The text there spells out the triangle pretty clearly: Earth, CoM, star1 is one triangle, Earth, CoM, star2 is the other. You know the length of one side (1.31 pc) so the tangent(measured angle) gives you the other (distance to star from CoM). The mass ratio here is about 6 to 5 respectively between the stars.

The text seems to indicate that the angular separation is constant, which is really rare. Maybe they mean the max angular separation, which gives a distance between the stars when they're equidistant from Earth.

Given their separation distance and orbital period, their respective masses can be computed.

PeroK
Well the book simplifies things since its only introducing the subject and hasn't added the complexity of things moving.

I think i understand how to visualise it now but i think my trig is wrong because i seem to find using the sin function is required not the tan function, so i don't quite see why they use tan, unless i am still drawing it wrong?

PeroK
Homework Helper
Gold Member
You've still not got the COM on a straight line between the stars. Your right angles are in the wrong place, hence the confusion between sine and tangent.

PeroK
Homework Helper
Gold Member
Well the book simplifies things since its only introducing the subject and hasn't added the complexity of things moving.
If the stars are orbiting each other then they are moving!

You've still not got the COM on a straight line between the stars. Your right angles are in the wrong place, hence the confusion between sine and tangent.
Well I couldn't visually work out how to draw it properly as I have said, i was not sure where the right angle would be, and its not clear to my why there would be one (see picture 2). I don't see why we draw them at right angle to the COM relative to the vector from Earth. Because after some time won't be they will be shifted slightly since as you mention - they are moving.....

You seem to be saying the right angles go here like this:

But what if it's another moment in time since they are moving why wouldn't it be like this image below having no right angles at all?

Doesn't really make much sense to me why we include a right angle by default because i don't see a right angle in the second diagram.

PeroK
Homework Helper
Gold Member
That's why @Halc pointed out that we must be talking about the maximum angular separation.
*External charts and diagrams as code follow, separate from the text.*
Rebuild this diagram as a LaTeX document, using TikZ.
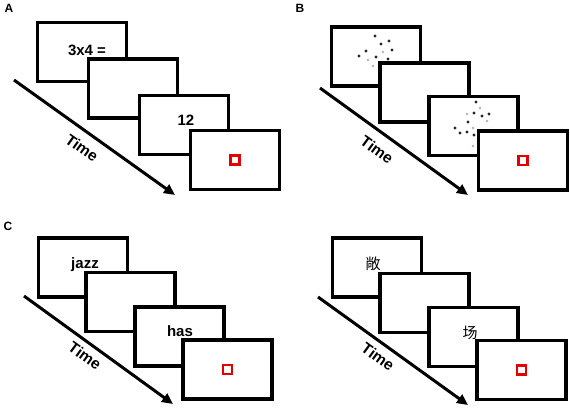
\documentclass[tikz,border=0pt]{standalone}
\usepackage{fontspec}
\setmainfont{Liberation Sans}
\newfontfamily\cjkfont{Noto Sans CJK SC}
\usetikzlibrary{arrows.meta}
\begin{document}
\begin{tikzpicture}[x=1pt,y=-1pt,
  frame/.style={draw, line width=3.2pt, fill=white, minimum width=89pt, minimum height=59pt, inner sep=0pt},
  cue/.style={draw=red!90!black, line width=2.2pt, minimum size=9pt, inner sep=0pt},
  stim/.style={font=\bfseries\fontsize{15}{15}\selectfont, anchor=base, inner sep=0pt},
  hanzi/.style={font=\cjkfont\fontsize{15}{15}\selectfont, inner sep=0pt},
  timearrow/.style={line width=3pt, -{Triangle[length=11pt,width=10pt]}},
  timelbl/.style={font=\bfseries\fontsize{15.5}{15.5}\selectfont, inner sep=0pt},
  panel/.style={font=\bfseries\fontsize{12}{12}\selectfont, inner sep=0pt},
  dk/.style={fill=black!85},
  lt/.style={fill=black!30}]
\useasboundingbox (0,0) rectangle (570,407);

% panel labels
\node[panel] (lA) at (9,8) {A};
\node[panel] (lB) at (300,8) {B};
\node[panel] (lC) at (8,226) {C};

% ---------------- Panel A ----------------
\coordinate (aS) at (14,80);
\coordinate (aE) at (175,195);
\draw[timearrow] (aS) -- (aE);
\node[timelbl, rotate=-35.5] (aT) at (82,148) {Time};
\node[frame] (a1) at (82,52) {};
\node[stim] (a1t) at (87,55) {3x4 =};
\node[frame] (a2) at (133,88.5) {};
\node[frame] (a3) at (184,125) {};
\node[stim] (a3t) at (186,125) {12};
\node[frame] (a4) at (235,160) {};
\node[cue] (a4c) at (a4) {};

% ---------------- Panel B ----------------
\coordinate (bS) at (320,88);
\coordinate (bE) at (468,195);
\draw[timearrow] (bS) -- (bE);
\node[timelbl, rotate=-36] (bT) at (377,150) {Time};
\node[frame] (b1) at (376,56.5) {};
\foreach \x/\y in {375/36,381/44,389/41,366/51,392/50,359/56,376/57,388/59}
  \fill[dk] (\x,\y) circle (1.6pt);
\foreach \x/\y in {383/52,368/60,373/66}
  \fill[lt] (\x,\y) circle (1.3pt);
\node[frame] (b2) at (424.5,92.5) {};
\node[frame] (b3) at (473.5,126) {};
\foreach \x/\y in {476/102,474/113,482/116,489/114,468/122,455/128,460/133,467/132,474/135}
  \fill[dk] (\x,\y) circle (1.6pt);
\foreach \x/\y in {480/108,467/114,487/121,473/128,473/146}
  \fill[lt] (\x,\y) circle (1.3pt);
\node[frame] (b4) at (523,160.5) {};
\node[cue] (b4c) at (b4) {};

% ---------------- Panel C ----------------
\coordinate (cS) at (24,296);
\coordinate (cE) at (173,404);
\draw[timearrow] (cS) -- (cE);
\node[timelbl, rotate=-36] (cT) at (85,356) {Time};
\node[frame] (c1) at (83,267.5) {};
\node[stim] (c1t) at (85,268) {jazz};
\node[frame] (c2) at (130.5,302) {};
\node[frame] (c3) at (179.5,336.5) {};
\node[stim] (c3t) at (180,336) {has};
\node[frame] (c4) at (227.5,369.5) {};
\node[cue] (c4c) at (c4) {};

% ---------------- Panel D ----------------
\coordinate (dS) at (318,297);
\coordinate (dE) at (468,405);
\draw[timearrow] (dS) -- (dE);
\node[timelbl, rotate=-36] (dT) at (378,357) {Time};
\node[frame] (d1) at (377,267.5) {};
\node[hanzi] (d1t) at (373,264) {敞};
\node[frame] (d2) at (424.5,303) {};
\node[frame] (d3) at (473.5,337) {};
\node[hanzi] (d3t) at (470,333) {场};
\node[frame] (d4) at (521.5,370) {};
\node[cue] (d4c) at (d4) {};
\end{tikzpicture}
\end{document}
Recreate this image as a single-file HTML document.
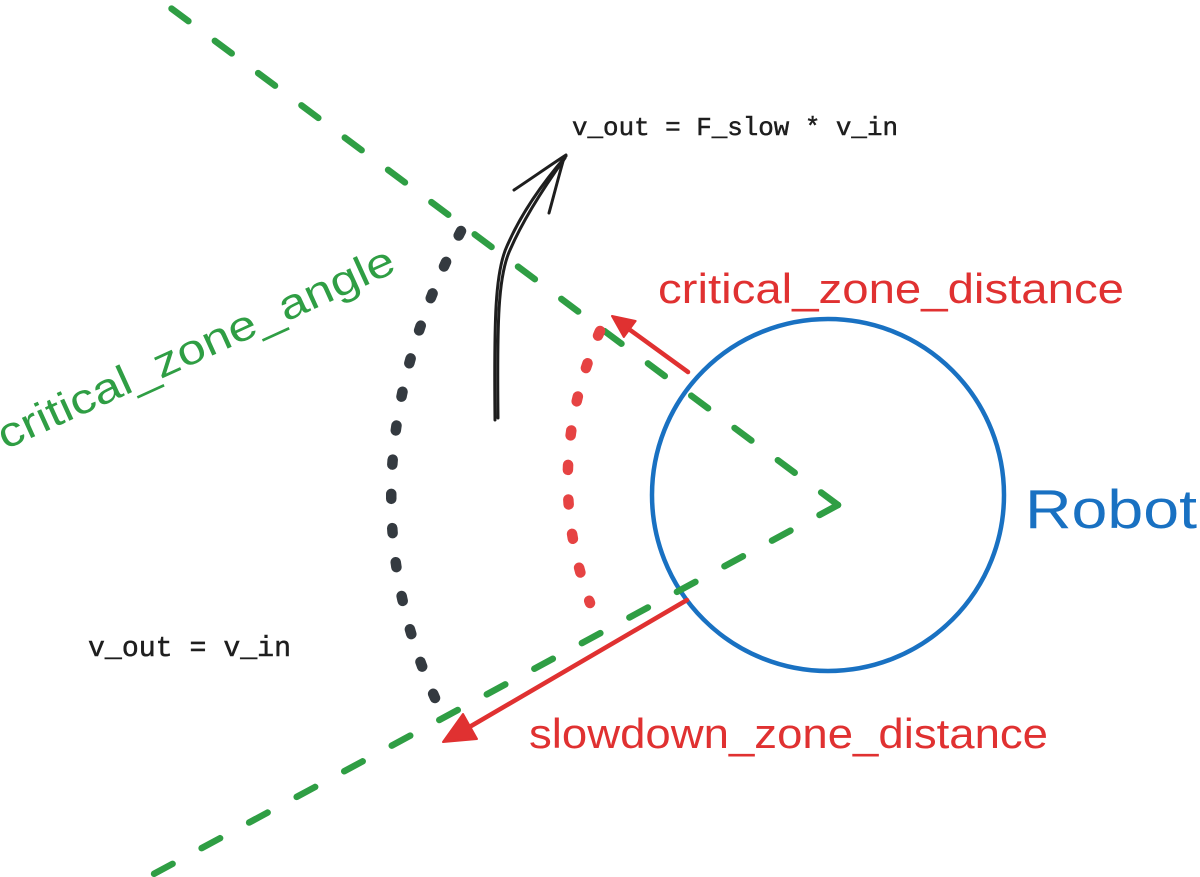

The text seems to indicate that the angular separation is constant, which is really rare. Maybe they mean the max angular separation, which gives a distance between the stars when they're equidistant from Earth.
The maximum occurs when you have the right-angles at the COM in your diagram.

Halc
The maximum occurs when you have the right-angles at the COM in your diagram.
Not necessarily I think. It is true for a reasonably circular orbit. There are clues to computing actual orientations of orbits and thus maximum distances when the orbit is highly elliptical.
Take some of the stars orbiting Sgr-A:

I see S1 as a fairly circular orbit, despite S13 appearing to be more circular.
S8 has its minor axis (and possibly its major axis, hard to tell) nearly perpendicular to our field of view, so its maximum angular separation is actually a good measure of its actual distance.
S6, S14 and S27 are good examples where this is not the case. We're looking at their orbits fairly edge-on and the angle with our line of sight when these stars are at maximum angular separation is anything but a right angle.
S17 I think is the most circular of all of these, despite it appearing highly eccentric from our PoV. The angles here would be closer to right angles at points of maximum angular separation.

PeroK
Buzz Bloom
Gold Member
What does the acronym "CoM" stand for?